A Catholic physician, Doctor Tom Catena, has a unique perspective on the situation both countries currently experience. He is the only surgeon for about 1 million people. For the past 14 years he has worked in the Nuba mountains, in a contested region between Sudan and South Sudan who faced civil war from 2011 to 2017, as a lay missionary and medical director of the Mother of Mercy Hospital.
In an interview with EWTN News Nightly, he explained how his faith plays an important role in his work, saying, “Without my Catholic faith I would not have stayed there.”
“The work is very challenging.

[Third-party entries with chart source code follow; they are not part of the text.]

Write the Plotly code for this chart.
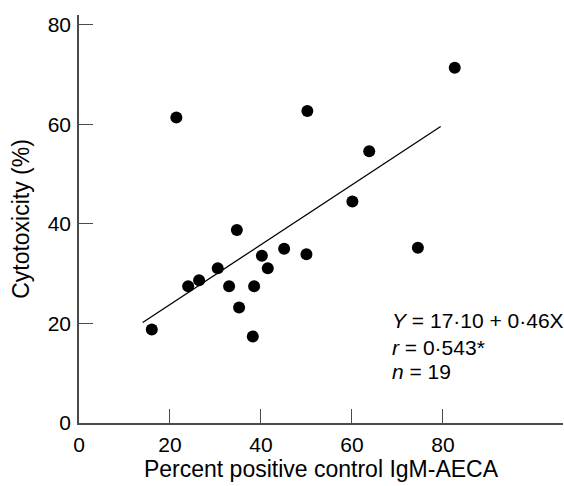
import plotly.graph_objects as go

x_vals = [21.4, 50.2, 63.8, 60.1, 34.7, 45.1, 50.0, 40.2, 41.5, 30.5,
          26.4, 24.0, 33.0, 38.5, 35.2, 16.0, 38.2, 74.5, 82.6]
y_vals = [61.4, 62.7, 54.6, 44.5, 38.8, 35.0, 33.9, 33.6, 31.1, 31.1,
          28.7, 27.5, 27.5, 27.5, 23.2, 18.8, 17.4, 35.2, 71.4]
line_x = [14.0, 79.5]
line_y = [20.2, 59.6]
x_ticks = [0, 20, 40, 60, 80]
y_ticks = [0, 20, 40, 60, 80]
stats_lines = ["<i>Y</i> = 17·10 + 0·46X", "<i>r</i> = 0·543*", "<i>n</i> = 19"]
stats_y = [20.7, 15.2, 10.3]

FONT = "Liberation Sans, Arial, sans-serif"
AX = "#4a4a4a"

fig = go.Figure()
fig.add_trace(go.Scatter(x=line_x, y=line_y, mode="lines",
                         line=dict(color="black", width=1.3), showlegend=False))
fig.add_trace(go.Scatter(x=x_vals, y=y_vals, mode="markers",
                         marker=dict(color="black", size=12), showlegend=False))

for txt, yy in zip(stats_lines, stats_y):
    fig.add_annotation(x=68.4, y=yy, text=txt, showarrow=False, xanchor="left",
                       yanchor="middle", font=dict(family=FONT, size=21, color="black"))

fig.update_layout(
    width=564, height=486,
    margin=dict(l=79, r=1, t=15, b=63),
    plot_bgcolor="white", paper_bgcolor="white",
    font=dict(family=FONT, size=21, color="black"),
    xaxis=dict(range=[0, 106.4], tickvals=x_ticks, ticks="inside", ticklen=14,
               tickcolor=AX, tickwidth=1.2, showline=True, linecolor=AX, linewidth=1.5,
               showgrid=False, zeroline=False, ticklabelstandoff=2, automargin=False,
               tickfont=dict(size=21),
               title=dict(text="Percent positive control IgM-AECA", standoff=6,
                          font=dict(size=23))),
    yaxis=dict(range=[0, 82], tickvals=y_ticks, ticks="inside", ticklen=14,
               tickcolor=AX, tickwidth=1.2, showline=True, linecolor=AX, linewidth=1.5,
               showgrid=False, zeroline=False, ticklabelstandoff=2, automargin=False,
               tickfont=dict(size=21),
               title=dict(text="Cytotoxicity (%)", standoff=12, font=dict(size=23))),
)

fig.write_html("out.html", config={"displayModeBar": False},
               post_script="document.body.style.margin='0';")
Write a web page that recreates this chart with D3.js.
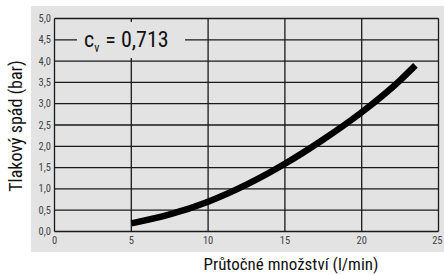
<!DOCTYPE html>
<html><head><meta charset="utf-8">
<script src="https://cdn.jsdelivr.net/npm/d3@7"></script>
<style>
body{margin:0;background:#fff;}
text{font-family:"Liberation Sans Narrow","Roboto Condensed","Arial Narrow",sans-serif;}
</style></head>
<body><svg id="c" width="444" height="275"></svg>
<script>
const flow = [5, 7.5, 10, 12.5, 15, 17.5, 20, 22.5, 23.5];
const pressure = [0.19, 0.4, 0.7, 1.1, 1.59, 2.16, 2.8, 3.55, 3.9];
const xTicks = [0, 5, 10, 15, 20, 25];
const yTicks = [0, 0.5, 1, 1.5, 2, 2.5, 3, 3.5, 4, 4.5, 5];
const label = "0,713";

const svg = d3.select("#c");
const x = d3.scaleLinear().domain([0, 25]).range([54.5, 438.5]);
const y = d3.scaleLinear().domain([0, 5]).range([231.5, 18.5]);
const fmt = d => d3.format(".1f")(d).replace(".", ",");

svg.append("rect").attr("x", 31).attr("y", 6).attr("width", 413).attr("height", 246).attr("fill", "#e3e3e3");

// horizontal grid
svg.append("g").selectAll("line").data(yTicks).join("line")
  .attr("x1", x(0)).attr("x2", x(25)).attr("y1", d => y(d)).attr("y2", d => y(d))
  .attr("stroke", "#1a1a1a").attr("stroke-width", 1.3);
// vertical grid
svg.append("g").selectAll("line").data(xTicks).join("line")
  .attr("x1", d => x(d)).attr("x2", d => x(d)).attr("y1", y(0)).attr("y2", y(5))
  .attr("stroke", "#1a1a1a").attr("stroke-width", 1.3);

// y tick labels
svg.append("g").selectAll("text").data(yTicks).join("text")
  .attr("x", 51).attr("y", d => y(d) + 3.5).attr("text-anchor", "end")
  .attr("font-size", 10.5).attr("fill", "#444").text(fmt);
// x tick labels
svg.append("g").selectAll("text").data(xTicks).join("text")
  .attr("x", d => x(d)).attr("y", 244).attr("text-anchor", d => d === 25 ? "end" : "middle")
  .attr("dx", d => d === 25 ? 4 : 0)
  .attr("font-size", 10.5).attr("fill", "#444").text(d => d);

// label box
svg.append("rect").attr("x", 77).attr("y", 22).attr("width", 108).attr("height", 36).attr("fill", "#e3e3e3");
const t = svg.append("text").attr("x", 84).attr("y", 47).attr("font-size", 22).attr("fill", "#111");
t.append("tspan").text("c");
t.append("tspan").attr("font-size", 12).attr("dy", 5).text("v");
t.append("tspan").attr("dy", -5).attr("dx", 6).text("= " + label);

// curve
const line = d3.line().x((d, i) => x(flow[i])).y(d => y(d)).curve(d3.curveMonotoneX);
svg.append("path").attr("d", line(pressure)).attr("fill", "none")
  .attr("stroke", "#000").attr("stroke-width", 6.5);

// axis titles
svg.append("text").attr("transform", "translate(22,126) rotate(-90)").attr("text-anchor", "middle")
  .attr("font-size", 18).attr("fill", "#111").text("Tlakový spád (bar)");
svg.append("text").attr("x", 291).attr("y", 270).attr("text-anchor", "middle")
  .attr("font-size", 17).attr("fill", "#111").text("Průtočné množství (l/min)");
</script></body></html>
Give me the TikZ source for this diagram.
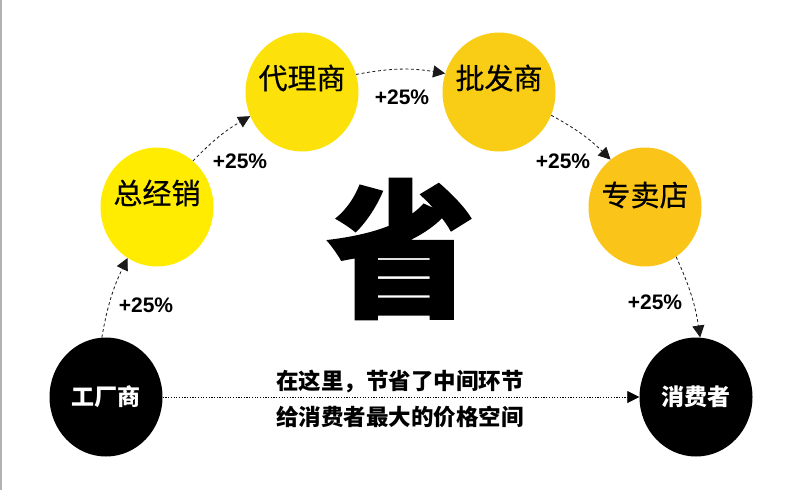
\documentclass[tikz,border=0pt]{standalone}
\usepackage{fontspec}
\usetikzlibrary{arrows.meta,shapes.geometric}
\setmainfont{Liberation Sans}
\newfontfamily\cjk{Noto Sans CJK SC}
\newfontfamily\cjkmid[FakeBold=0.4]{Noto Sans CJK SC}
\newfontfamily\cjkheavy[BoldFeatures={FakeBold=1.6}]{Noto Sans CJK SC}
\definecolor{yA}{HTML}{FFEC00}
\definecolor{yB}{HTML}{FCE20A}
\definecolor{yC}{HTML}{F9CD15}
\definecolor{yD}{HTML}{FAC418}
\tikzset{
  disc/.style={ellipse,minimum width=113pt,minimum height=119pt,inner sep=0pt,draw=none},
  ctext/.style={font=\cjkmid\fontsize{29}{29}\selectfont,text=black,inner sep=0pt},
  wtext/.style={font=\cjk\bfseries\fontsize{23}{23}\selectfont,text=white,inner sep=0pt},
  pct/.style={font=\bfseries\fontsize{21}{21}\selectfont,inner sep=0pt},
  flow/.style={draw=black!90,line width=0.8pt,dash pattern=on 3pt off 2.5pt,
    -{Triangle[length=12pt,width=12pt]}},
  direct/.style={draw=black,line width=0.8pt,dash pattern=on 1.2pt off 1.5pt,
    -{Triangle[length=12pt,width=12pt]}},
  btext/.style={font=\cjk\bfseries\fontsize{22.5}{22.5}\selectfont,inner sep=0pt}
}
\begin{document}
\begin{tikzpicture}[x=1pt,y=-1pt]
\fill[white] (0,0) rectangle (792,490);
\path[use as bounding box] (0,0) rectangle (792,490);
\draw[black!30,line width=1.5pt] (1,0) -- (1,490);
% circles
\node[disc,fill=black] (gcs) at (106,397) {};
\node[disc,fill=yA] (zjx) at (157,207) {};
\node[disc,fill=yB] (dls) at (302,92) {};
\node[disc,fill=yC] (pfs) at (499,92) {};
\node[disc,fill=yD] (zmd) at (645,207) {};
\node[disc,fill=black] (xfz) at (696,397) {};
% circle labels
\node[wtext] (gcsT) at (106,397) {工厂商};
\node[ctext] (zjxT) at (157,193) {总经销};
\node[ctext] (dlsT) at (302,78) {代理商};
\node[ctext] (pfsT) at (499,78) {批发商};
\node[ctext] (zmdT) at (645,195) {专卖店};
\node[wtext] (xfzT) at (696,397) {消费者};
% flow arrows
\draw[flow] (gcs.94) to[bend left=8] (zjx.240);
\draw[flow] (zjx.52) to[bend left=8] (dls.205);
\draw[flow] (dls.18) to[bend left=10] (pfs.161);
\draw[flow] (pfs.336) to[bend left=8] (zmd.126);
\draw[flow] (zmd.302) to[bend left=8] (xfz.86);
% percentages
\node[pct] (p1) at (146,305) {+25\%};
\node[pct] (p2) at (240,161) {+25\%};
\node[pct] (p3) at (402,97) {+25\%};
\node[pct] (p4) at (563,161) {+25\%};
\node[pct] (p5) at (655,302) {+25\%};
% direct route
\draw[direct] (gcs.east) -- (xfz.west);
\node[btext] (l1) at (400,382) {在这里，节省了中间环节};
\node[btext] (l2) at (400,417) {给消费者最大的价格空间};
% big character
\node[font=\cjkheavy\bfseries\fontsize{148}{148}\selectfont,inner sep=0pt] (sheng) at (401,249) {省};
\end{tikzpicture}
\end{document}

It’s very gratifying and rewarding, but it’s very difficult with a lot of frustrations,” he said. “We have a lot of disappointments, a lot of bad outcomes, and I think my faith is what has kept me there in the field for so many years.”
He added, “The commands of Christ to take care of the least of my brothers and sisters, I take in a very literal sense. I just try to remember that to keep pushing ahead with the work.”
The Mother of Mercy Hospital is the referral hospital for an area the size of the state of Georgia. In one year they treat 160,000 outpatients, 7,000 inpatients, and perform 2,100 surgeries. Catena explained that people from outside the region are now traveling to the rural hospital for care as well.
“To put it in, say, an American context, it’d be like if you had a hospital in very rural Nebraska you’d have patients coming from Los Angeles for treatment,” he described. “We’ve slowly transformed medical care in the Nuba Mountains.”
Catena discussed how many of their patients who come from the north are Muslims who have never had exposure to Christianity.
“This is probably the first time they’ve seen Christians. It’s the first time they’ve come across a Christian institution,” he explained. “So, I think it’s a very important place, not only in terms of health care but in terms of Catholic outreach to the people of Sudan.”